The particular unit I picked is the Vertex LED lighthead by Whelen. These guys are known in aviation circles for making certified strobes and nav lights, but they make lots of automotive products too. This one is designed to work as a warning light for a cop car or other emergency vehicle, but it happens to also be the perfect size for an airplane too. Here's a photo I grabbed from the internet since I forgot to take a "before" shot prior to getting started:
I played with various mounting positions until I decided which one I liked best – it turned out to be the top of the tail, just like on your grandpa's Cessna. Then I got out the rudder cap and started cutting away at it with a unibit and Dremel tool.
The light will be held in place by two little pieces of scrap angle that will attach to the inside of the rudder cap.
A view from the bottom side.

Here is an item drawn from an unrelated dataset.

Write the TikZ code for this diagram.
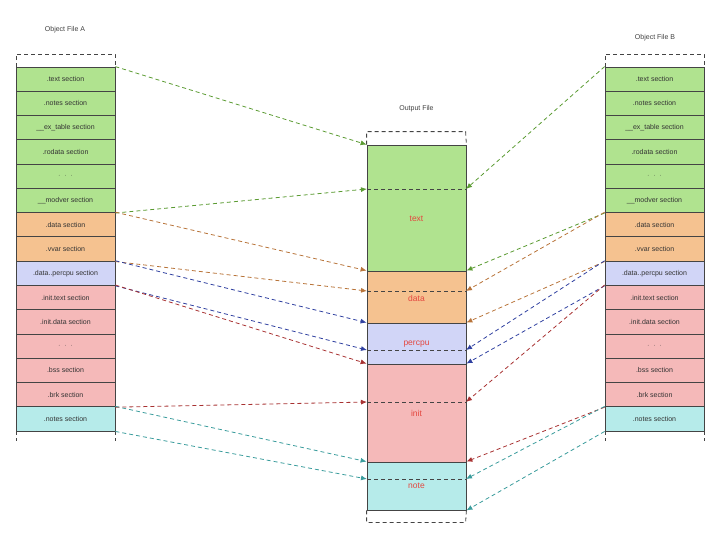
\documentclass[tikz,border=0pt]{standalone}
\usepackage{fontspec}
\setmainfont{Liberation Sans}
\usetikzlibrary{arrows.meta}
\definecolor{gF}{HTML}{B0E38F}\definecolor{gL}{HTML}{5B9B32}
\definecolor{oF}{HTML}{F5C290}\definecolor{oL}{HTML}{B8743A}
\definecolor{bF}{HTML}{D1D5F7}\definecolor{bL}{HTML}{2F40A0}
\definecolor{rF}{HTML}{F5B9B9}\definecolor{rL}{HTML}{A83232}
\definecolor{cF}{HTML}{B6EBEA}\definecolor{cL}{HTML}{3A9C9C}
\definecolor{lab}{HTML}{E4473F}\definecolor{edge}{HTML}{444444}
\tikzset{
 sect/.style={draw=edge,line width=0.8pt,minimum width=99pt,minimum height=24.27pt,inner sep=0pt,font=\fontsize{7}{8}\selectfont,text=black!80},
 obox/.style={draw=edge,line width=0.8pt,minimum width=99pt,inner sep=0pt},
 dsh/.style={draw=edge,line width=0.8pt,dash pattern=on 4pt off 3pt},
 conn/.style={line width=0.8pt,dash pattern=on 4pt off 3pt,-{Latex[length=6pt,width=5pt]}},
 ttl/.style={font=\fontsize{7}{8}\selectfont,text=black!75},
 olab/.style={font=\fontsize{8.5}{10}\selectfont,text=lab}
}
\begin{document}
\begin{tikzpicture}[x=1pt,y=-1pt]
\useasboundingbox (0,0) rectangle (720,539);
\foreach \side/\xc in {a/65.5,b/654.5}{
 \foreach \i/\t/\c in {1/.text section/gF,2/.notes section/gF,3/\_\_ex\_table section/gF,4/.rodata section/gF,5/{$\cdot\ \cdot\ \cdot$}/gF,6/\_\_modver section/gF,7/.data section/oF,8/.vvar section/oF,9/.data..percpu section/bF,10/.init.text section/rF,11/.init.data section/rF,12/{$\cdot\ \cdot\ \cdot$}/rF,13/.bss section/rF,14/.brk section/rF,15/.notes section/cF}{
  \node[sect,fill=\c] (\side\i) at (\xc,{67+24.27*(\i-0.5)}) {\t};
 }
 \draw[dsh] (\xc-49.5,67) -- (\xc-49.5,54) -- (\xc+49.5,54) -- (\xc+49.5,67);
 \draw[dsh] (\xc-49.5,431) -- (\xc-49.5,441) (\xc+49.5,431) -- (\xc+49.5,441);
}
\node[ttl] (ta) at (65,30) {Object File A};
\node[ttl] (tb) at (655,38) {Object File B};
\node[ttl] (to) at (416.5,109) {Output File};
% output
\node[obox,fill=gF,minimum height=126pt] (ot) at (416.5,208) {};
\node[obox,fill=oF,minimum height=52pt] (od) at (416.5,297) {};
\node[obox,fill=bF,minimum height=41pt] (op) at (416.5,343.5) {};
\node[obox,fill=rF,minimum height=98pt] (oi) at (416.5,413) {};
\node[obox,fill=cF,minimum height=48pt] (on) at (416.5,486) {};
\draw[dsh] (ot.north west) -- ++(0,-13) -- ++(99,0) -- (ot.north east);
\draw[dsh] (on.south west) -- ++(0,12) -- ++(99,0) -- (on.south east);
\foreach \n/\y in {t1/189,d1/291,p1/350,i1/402,n1/479}{
 \coordinate (\n L) at (367,\y); \coordinate (\n R) at (466,\y);
 \draw[dsh] (\n L) -- (\n R);
}
\node[olab] (lt) at (416.5,219) {text};
\node[olab] (ld) at (416.5,298) {data};
\node[olab] (lp) at (416.5,344) {percpu};
\node[olab] (li) at (416.5,413) {init};
\node[olab] (ln) at (416.5,486) {note};
% left connectors
\draw[conn,gL] (a1.north east) -- (ot.north west);
\draw[conn,gL] (a6.south east) -- (t1L);
\draw[conn,oL] (a7.north east) -- (od.north west);
\draw[conn,oL] (a8.south east) -- (d1L);
\draw[conn,bL] (a9.north east) -- (op.north west);
\draw[conn,bL] (a9.south east) -- (p1L);
\draw[conn,rL] (a10.north east) -- (oi.north west);
\draw[conn,rL] (a14.south east) -- (i1L);
\draw[conn,cL] (a15.north east) -- (on.north west);
\draw[conn,cL] (a15.south east) -- (n1L);
% right connectors
\draw[conn,gL] (b1.north west) -- (t1R);
\draw[conn,gL] (b6.south west) -- (od.north east);
\draw[conn,oL] (b7.north west) -- (d1R);
\draw[conn,oL] (b8.south west) -- (op.north east);
\draw[conn,bL] (b9.north west) -- (p1R);
\draw[conn,bL] (b9.south west) -- (oi.north east);
\draw[conn,rL] (b10.north west) -- (i1R);
\draw[conn,rL] (b14.south west) -- (on.north east);
\draw[conn,cL] (b15.north west) -- (n1R);
\draw[conn,cL] (b15.south west) -- (on.south east);
\end{tikzpicture}
\end{document}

The beacon heatsink just fits into the widest point of the rudder cap.
That has the added advantage of putting the beacon about halfway back from the leading edge of the vertical stabilizer – farther back than on a Cessna – where the light shining directly forward will be blocked instead of getting into the cockpit and annoying me by glaring off the instrument panel.

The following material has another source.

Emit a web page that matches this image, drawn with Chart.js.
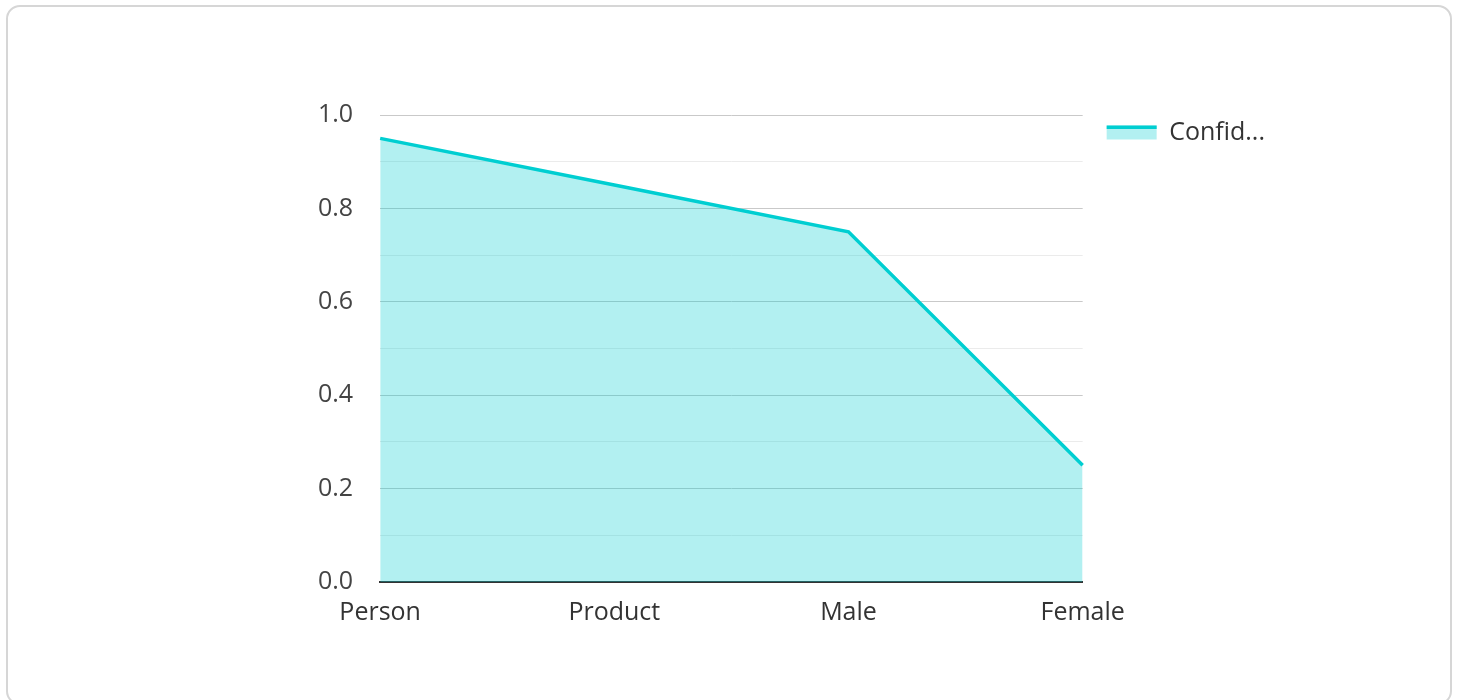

The circuit board inside the beacon is flush with the top of the rudder cap. Now we just need to do something about the exposed shoulders of the heatsink sticking out into the breeze.
I covered the beacon with saran wrap and then laid up several plies of glass tape over it in a smooth shape:
It's a little late in the season to be doing fiberglass work – i.e. the temperature is a bit low in the garage – but for small projects you can cheat and use a heat lamp to get the resin to cure in a reasonable amount of time.

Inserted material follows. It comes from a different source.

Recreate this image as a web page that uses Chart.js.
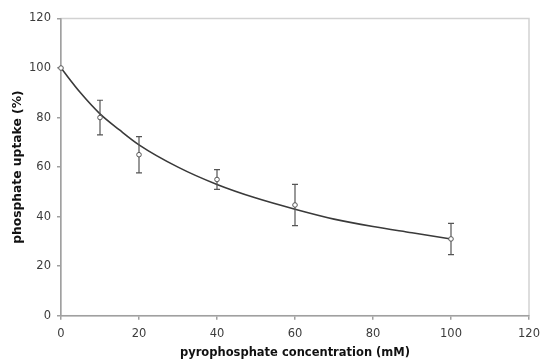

After sanding the initial layup, I installed the beacon again and followed up with a flox/cabosil mixture to build up the contour and give me a nice sharp edge around the opening for the lens.
I also laid up some flox inside the rudder cap to give the body of the beacon a nice solid shoulder to sit on, as well as thickening up the inside of the lens opening to avoid having a knife edge there.
After letting that cure and sanding it back down, the general shape of the "bump" for the beacon was basically done.
I applied one more coat of dry micro with a squeegee to fill in the low spots, then sanded it smooth.
A quick spray of primer dressed it right up. I'm quite happy with how the shape turned out. There are some small surface imperfections but I'll let the painter deal with those.
The beacon lens is very low profile. I still need to countersink the mounting holes in the sides, but that can wait until I get back the drawer full of #4 tinnerman washers I loaned out.
Now that it's all sanded smooth and blended in, the slight swell for the beacon is hardly noticeable:
What's that, you say you want to see my new rudder-mounted ground recognition beacon in operation? Very well:
It's hard to properly capture with the camera, but trust me, this thing is plenty bright.